Thursday, July 30, 2009

The Hijab: License to Rape





 



I had a rather late epiphany the other day: The hijab—the various wraps and veils of clothing meant to cover the “walking vagina” (the hawra) in public—was developed as a way to mark out the non-Muslim women for Muslim men to help them identify which women are permissible to rape.

We who have been schooling ourselves in Islamic literacy know that this goes on in a de facto sense in, for example, the
banlieues of Paris and other French cities: in those largely Islamic ghetto areas, non-Muslim women, when they go out of the house, have taken to wearing some form of hijab in order to avoid getting gang-raped by Muslim men in the neighborhood.

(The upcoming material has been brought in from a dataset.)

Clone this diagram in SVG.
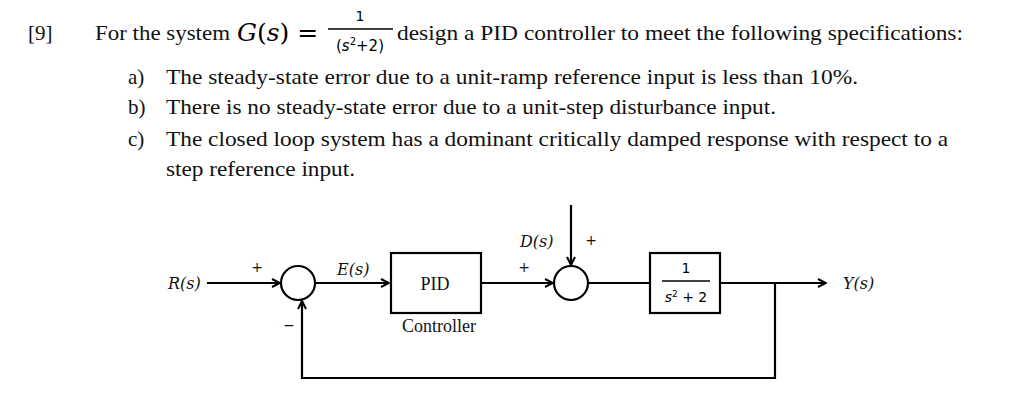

I had not, however, put two and two together until my recent epiphany.
This function of the hijab is not merely an expedient or some accidental by-product: it is its very essence: precisely to mark out that class of women that it is permissible to rape. The women wearing the hijab are protected (at least in theory), while the women not wearing it become fair game. The hijab is not merely a way Islam has devised to control the sexual depravity of Muslim men and thus protect Muslim women: it is also, and more importantly, a way to redirect that sexual depravity and satisfy it with a permissible object: the non-Muslim hawra.

The divine permission to rape is enshrined, among other places, in Koran 4:24, where God tells Muslim men which women are forbidden to be fucked and which are permitted to be fucked—and among the latter category are women owned by Muslim men—i.e., taken as slaves in battles against enemies.

One assumes that Islamic law over ensuing time has endowed that category with flexibility such that any non-Muslim women in any circumstance, whether in the Dar-al-Islam or in the Dar-al-Harb, are considered as enemy property rightfully owned by Muslim men, whether or not the men have acquired the maximum power, through jihad conquest, to be able to enslave them proudly and conspicuously.